How were you able to get access to the very discreet Paul Rassam?
It’s a good story because Michel Denisot has known him since the 80s. They would cross each other all the time and have dinner together. Paul Rassam is someone very secret. He’s never wanted to talk about himself or appear anywhere. And then recently, he said to Michel: “I’d like you to tell our story. We get asked a lot, I always say no. But today the time has come and I’d like it to be you.”
We enter by the intimate, we leave by the intimate… How did you have access to these sequences?
It’s crazy because we had placed the camera and they had a family lunch as though the camera wasn’t there. It was rather beautiful, they told their story and, I had never seen this, each had the same version of events. We can tell that they’re really a “family”. It’s a very tight-knit clan. Carole Bouquet takes care of Paul Rassam, she takes him to the hospital when needed. When he comes to Paris, he stays with Thomas Langmann. They really love each other.
It’s also a story of American cinema, and not minor American cinema.
What’s incredible is the connections they were able to make with all the future greats of Hollywood.

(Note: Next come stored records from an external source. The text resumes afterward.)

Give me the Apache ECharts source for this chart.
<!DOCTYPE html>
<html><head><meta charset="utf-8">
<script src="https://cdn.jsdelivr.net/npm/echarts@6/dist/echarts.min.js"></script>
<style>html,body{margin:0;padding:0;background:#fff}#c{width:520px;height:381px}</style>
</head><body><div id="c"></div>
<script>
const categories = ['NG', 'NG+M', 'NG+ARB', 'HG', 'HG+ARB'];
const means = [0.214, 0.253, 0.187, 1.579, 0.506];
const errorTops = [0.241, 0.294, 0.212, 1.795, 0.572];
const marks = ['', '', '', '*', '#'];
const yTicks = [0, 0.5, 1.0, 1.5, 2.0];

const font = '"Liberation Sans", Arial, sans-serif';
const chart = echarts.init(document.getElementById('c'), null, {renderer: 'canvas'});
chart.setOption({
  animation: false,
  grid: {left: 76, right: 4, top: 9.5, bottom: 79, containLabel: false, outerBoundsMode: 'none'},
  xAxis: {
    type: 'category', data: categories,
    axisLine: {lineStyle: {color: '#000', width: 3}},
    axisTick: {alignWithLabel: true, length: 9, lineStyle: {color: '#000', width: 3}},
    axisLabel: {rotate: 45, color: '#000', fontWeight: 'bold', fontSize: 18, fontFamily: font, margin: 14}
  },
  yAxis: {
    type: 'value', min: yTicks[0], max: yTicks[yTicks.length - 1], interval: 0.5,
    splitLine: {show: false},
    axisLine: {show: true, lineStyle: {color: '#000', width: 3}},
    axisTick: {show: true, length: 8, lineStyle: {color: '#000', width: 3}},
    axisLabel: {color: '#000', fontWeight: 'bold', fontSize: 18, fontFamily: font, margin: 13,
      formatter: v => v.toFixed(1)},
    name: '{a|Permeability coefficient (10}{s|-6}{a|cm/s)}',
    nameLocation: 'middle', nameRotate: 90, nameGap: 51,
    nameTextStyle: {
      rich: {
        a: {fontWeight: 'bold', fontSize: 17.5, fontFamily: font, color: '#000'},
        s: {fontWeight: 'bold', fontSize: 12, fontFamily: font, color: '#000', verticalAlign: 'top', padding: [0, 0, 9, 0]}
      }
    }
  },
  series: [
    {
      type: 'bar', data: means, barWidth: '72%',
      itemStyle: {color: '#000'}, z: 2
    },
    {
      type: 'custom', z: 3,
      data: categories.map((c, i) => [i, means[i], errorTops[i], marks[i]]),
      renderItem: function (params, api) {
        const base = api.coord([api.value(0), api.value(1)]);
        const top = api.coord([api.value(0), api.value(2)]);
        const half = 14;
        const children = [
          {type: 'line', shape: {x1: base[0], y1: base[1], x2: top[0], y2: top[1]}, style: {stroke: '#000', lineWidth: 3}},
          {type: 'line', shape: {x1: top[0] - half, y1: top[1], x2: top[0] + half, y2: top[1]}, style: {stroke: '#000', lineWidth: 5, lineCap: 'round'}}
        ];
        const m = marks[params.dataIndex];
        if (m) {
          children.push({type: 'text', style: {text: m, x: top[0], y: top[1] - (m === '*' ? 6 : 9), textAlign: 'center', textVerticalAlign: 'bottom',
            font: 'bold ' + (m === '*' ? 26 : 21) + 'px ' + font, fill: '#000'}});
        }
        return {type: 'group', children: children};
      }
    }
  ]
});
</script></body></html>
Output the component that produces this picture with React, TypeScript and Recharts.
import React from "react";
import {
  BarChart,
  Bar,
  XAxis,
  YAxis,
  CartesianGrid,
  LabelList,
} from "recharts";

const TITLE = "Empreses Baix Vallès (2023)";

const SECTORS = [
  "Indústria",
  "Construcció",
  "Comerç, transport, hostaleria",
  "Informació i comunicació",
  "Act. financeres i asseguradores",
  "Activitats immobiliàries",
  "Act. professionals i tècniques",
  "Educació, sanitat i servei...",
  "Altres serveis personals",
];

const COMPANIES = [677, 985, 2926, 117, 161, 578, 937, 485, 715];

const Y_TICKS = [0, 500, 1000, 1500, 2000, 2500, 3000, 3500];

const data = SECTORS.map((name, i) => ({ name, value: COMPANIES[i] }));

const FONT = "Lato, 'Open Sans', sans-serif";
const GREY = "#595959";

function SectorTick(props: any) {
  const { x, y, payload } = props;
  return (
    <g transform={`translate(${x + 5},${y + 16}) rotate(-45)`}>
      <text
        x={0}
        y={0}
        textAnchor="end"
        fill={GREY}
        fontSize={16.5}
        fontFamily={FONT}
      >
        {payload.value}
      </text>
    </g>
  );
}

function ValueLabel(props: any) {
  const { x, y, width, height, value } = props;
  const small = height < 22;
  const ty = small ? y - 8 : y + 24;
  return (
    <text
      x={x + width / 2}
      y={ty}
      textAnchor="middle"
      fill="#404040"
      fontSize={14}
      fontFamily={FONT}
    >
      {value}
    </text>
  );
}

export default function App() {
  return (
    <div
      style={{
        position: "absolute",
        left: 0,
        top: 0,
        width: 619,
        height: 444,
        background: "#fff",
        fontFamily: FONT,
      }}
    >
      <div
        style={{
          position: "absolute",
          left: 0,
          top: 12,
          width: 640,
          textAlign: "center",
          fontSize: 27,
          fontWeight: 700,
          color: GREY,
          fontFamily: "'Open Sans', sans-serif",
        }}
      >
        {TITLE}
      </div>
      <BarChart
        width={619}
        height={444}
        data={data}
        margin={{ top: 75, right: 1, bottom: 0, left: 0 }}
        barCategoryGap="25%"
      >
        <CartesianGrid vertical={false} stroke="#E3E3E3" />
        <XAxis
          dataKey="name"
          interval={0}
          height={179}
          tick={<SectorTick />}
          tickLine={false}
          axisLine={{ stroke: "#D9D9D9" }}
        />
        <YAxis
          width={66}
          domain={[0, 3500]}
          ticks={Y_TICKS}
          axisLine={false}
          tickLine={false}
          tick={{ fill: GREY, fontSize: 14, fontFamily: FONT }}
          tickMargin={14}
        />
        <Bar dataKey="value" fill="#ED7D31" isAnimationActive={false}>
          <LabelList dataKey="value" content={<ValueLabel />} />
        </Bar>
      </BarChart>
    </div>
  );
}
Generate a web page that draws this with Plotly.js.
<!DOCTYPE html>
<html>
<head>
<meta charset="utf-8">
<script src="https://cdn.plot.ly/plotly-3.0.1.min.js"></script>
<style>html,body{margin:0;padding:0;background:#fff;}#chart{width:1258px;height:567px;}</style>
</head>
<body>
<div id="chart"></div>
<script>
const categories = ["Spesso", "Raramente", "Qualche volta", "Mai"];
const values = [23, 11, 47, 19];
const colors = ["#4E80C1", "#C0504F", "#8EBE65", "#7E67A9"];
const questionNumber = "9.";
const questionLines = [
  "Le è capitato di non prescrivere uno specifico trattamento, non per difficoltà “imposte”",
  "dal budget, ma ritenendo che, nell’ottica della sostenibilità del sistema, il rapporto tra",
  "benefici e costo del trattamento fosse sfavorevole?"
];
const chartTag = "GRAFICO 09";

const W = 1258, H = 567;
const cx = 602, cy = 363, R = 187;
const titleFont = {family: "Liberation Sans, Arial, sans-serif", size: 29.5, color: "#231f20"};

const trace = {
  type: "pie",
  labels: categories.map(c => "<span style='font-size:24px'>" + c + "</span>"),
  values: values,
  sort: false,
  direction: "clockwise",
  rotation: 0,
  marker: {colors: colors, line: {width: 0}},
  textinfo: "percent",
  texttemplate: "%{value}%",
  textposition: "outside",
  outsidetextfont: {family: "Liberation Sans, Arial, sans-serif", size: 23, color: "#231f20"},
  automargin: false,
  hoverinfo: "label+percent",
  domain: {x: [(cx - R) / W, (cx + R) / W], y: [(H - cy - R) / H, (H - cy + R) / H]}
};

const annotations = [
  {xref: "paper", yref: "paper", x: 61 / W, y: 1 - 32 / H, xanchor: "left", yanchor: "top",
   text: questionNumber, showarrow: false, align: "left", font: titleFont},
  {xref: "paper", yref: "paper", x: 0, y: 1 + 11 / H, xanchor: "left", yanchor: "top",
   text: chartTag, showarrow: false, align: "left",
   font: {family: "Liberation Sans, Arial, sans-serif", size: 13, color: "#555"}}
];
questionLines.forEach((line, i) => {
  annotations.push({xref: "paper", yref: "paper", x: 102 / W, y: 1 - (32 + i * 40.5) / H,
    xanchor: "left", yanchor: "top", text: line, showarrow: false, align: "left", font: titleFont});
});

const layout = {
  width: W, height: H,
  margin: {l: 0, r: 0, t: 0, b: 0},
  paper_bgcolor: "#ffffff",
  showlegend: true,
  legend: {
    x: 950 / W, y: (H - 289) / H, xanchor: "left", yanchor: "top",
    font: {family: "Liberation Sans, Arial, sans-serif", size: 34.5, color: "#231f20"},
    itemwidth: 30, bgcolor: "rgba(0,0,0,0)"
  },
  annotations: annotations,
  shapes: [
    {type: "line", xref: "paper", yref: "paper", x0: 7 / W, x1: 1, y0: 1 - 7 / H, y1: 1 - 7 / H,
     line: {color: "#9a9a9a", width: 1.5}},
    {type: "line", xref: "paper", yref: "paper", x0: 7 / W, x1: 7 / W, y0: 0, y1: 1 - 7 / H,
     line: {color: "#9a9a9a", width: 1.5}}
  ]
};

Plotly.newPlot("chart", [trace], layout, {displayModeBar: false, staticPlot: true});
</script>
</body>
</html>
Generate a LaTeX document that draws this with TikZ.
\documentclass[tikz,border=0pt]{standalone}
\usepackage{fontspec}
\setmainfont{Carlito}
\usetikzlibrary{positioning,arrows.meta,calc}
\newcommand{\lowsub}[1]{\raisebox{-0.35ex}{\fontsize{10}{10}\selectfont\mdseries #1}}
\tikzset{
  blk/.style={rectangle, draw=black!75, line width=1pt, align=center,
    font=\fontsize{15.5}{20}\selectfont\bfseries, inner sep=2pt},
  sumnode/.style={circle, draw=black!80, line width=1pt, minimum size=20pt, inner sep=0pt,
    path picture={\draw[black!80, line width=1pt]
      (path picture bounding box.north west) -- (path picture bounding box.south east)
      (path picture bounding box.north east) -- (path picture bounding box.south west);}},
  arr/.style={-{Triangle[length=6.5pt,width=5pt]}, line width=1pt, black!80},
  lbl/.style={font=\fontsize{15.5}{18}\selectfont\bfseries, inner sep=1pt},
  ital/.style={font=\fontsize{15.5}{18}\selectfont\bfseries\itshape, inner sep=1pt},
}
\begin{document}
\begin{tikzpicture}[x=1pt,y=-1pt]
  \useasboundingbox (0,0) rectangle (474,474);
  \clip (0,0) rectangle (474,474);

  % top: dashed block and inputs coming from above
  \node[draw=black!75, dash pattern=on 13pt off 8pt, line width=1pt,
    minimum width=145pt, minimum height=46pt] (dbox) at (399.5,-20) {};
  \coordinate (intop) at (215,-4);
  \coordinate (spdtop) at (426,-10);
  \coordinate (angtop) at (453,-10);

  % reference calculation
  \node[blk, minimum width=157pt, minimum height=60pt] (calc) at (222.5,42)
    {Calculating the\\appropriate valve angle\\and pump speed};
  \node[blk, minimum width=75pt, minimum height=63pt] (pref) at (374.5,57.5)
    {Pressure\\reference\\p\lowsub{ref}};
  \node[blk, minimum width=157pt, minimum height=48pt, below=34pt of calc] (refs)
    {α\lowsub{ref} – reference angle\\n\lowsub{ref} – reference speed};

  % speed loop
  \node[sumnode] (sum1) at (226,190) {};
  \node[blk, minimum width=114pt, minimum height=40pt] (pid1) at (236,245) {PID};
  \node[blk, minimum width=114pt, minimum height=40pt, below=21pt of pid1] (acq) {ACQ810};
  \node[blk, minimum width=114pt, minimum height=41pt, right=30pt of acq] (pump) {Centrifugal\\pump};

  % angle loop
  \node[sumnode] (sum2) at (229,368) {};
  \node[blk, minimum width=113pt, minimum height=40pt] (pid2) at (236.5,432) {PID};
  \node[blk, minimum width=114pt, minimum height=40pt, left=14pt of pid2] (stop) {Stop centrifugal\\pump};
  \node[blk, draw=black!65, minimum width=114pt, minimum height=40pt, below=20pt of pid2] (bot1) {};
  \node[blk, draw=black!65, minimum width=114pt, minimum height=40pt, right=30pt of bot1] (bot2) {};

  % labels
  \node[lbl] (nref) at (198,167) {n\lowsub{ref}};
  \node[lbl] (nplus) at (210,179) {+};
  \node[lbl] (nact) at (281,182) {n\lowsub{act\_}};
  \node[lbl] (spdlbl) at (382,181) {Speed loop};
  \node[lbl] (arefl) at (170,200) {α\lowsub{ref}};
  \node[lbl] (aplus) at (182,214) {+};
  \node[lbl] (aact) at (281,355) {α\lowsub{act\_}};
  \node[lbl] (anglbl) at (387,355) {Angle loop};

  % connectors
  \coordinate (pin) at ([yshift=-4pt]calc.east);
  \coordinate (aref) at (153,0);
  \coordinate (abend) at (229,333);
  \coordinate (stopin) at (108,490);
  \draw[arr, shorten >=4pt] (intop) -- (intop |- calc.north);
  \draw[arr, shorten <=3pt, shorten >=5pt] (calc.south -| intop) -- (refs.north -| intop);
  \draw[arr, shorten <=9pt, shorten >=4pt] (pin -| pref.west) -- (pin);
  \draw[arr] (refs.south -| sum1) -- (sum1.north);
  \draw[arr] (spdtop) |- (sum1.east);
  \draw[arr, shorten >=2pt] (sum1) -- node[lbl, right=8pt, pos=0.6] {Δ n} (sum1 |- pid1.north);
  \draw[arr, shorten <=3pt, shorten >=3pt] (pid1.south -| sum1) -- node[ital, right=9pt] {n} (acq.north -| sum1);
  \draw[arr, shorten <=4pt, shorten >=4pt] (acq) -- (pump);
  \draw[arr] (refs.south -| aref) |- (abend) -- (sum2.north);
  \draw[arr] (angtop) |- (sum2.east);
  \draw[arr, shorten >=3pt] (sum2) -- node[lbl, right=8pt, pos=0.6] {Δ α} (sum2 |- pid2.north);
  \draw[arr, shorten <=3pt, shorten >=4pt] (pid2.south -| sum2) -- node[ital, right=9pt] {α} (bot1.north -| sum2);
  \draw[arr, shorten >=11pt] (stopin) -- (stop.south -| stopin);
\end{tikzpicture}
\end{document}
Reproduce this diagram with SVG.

When they met Milos Forman, he wasn’t anybody. At the time, Claude Berri bought, with her own money, The Firemen’s Ball, which nobody wanted. He almost lost his shirt on that one and that created a strong friendship between them. There’s a very close friendship with Francis Coppola. The mystery remains on Jean-Pierre Rassam’s meeting Coppola. No one was able to talk to us about it. Paul doesn’t know, neither does Carole, even Coppola doesn’t remember. For Paul, it’s starting from the sale of Apocalypse Now. The two hit it off and he produced almost all of Coppola’s films.
Have the daring production choices been passed down through the generations?
It’s still being passed down to the latest generations with Dimitri Rassam. At his age, he’s already had a great success with Le Prénom (What’s in a Name?). He’s much more secretive, doubtless more so with the contemporary norms of production. Producing Les Trois Mousquetaires (The Three Musketeers) in two parts today, that’s rather an enormous risk.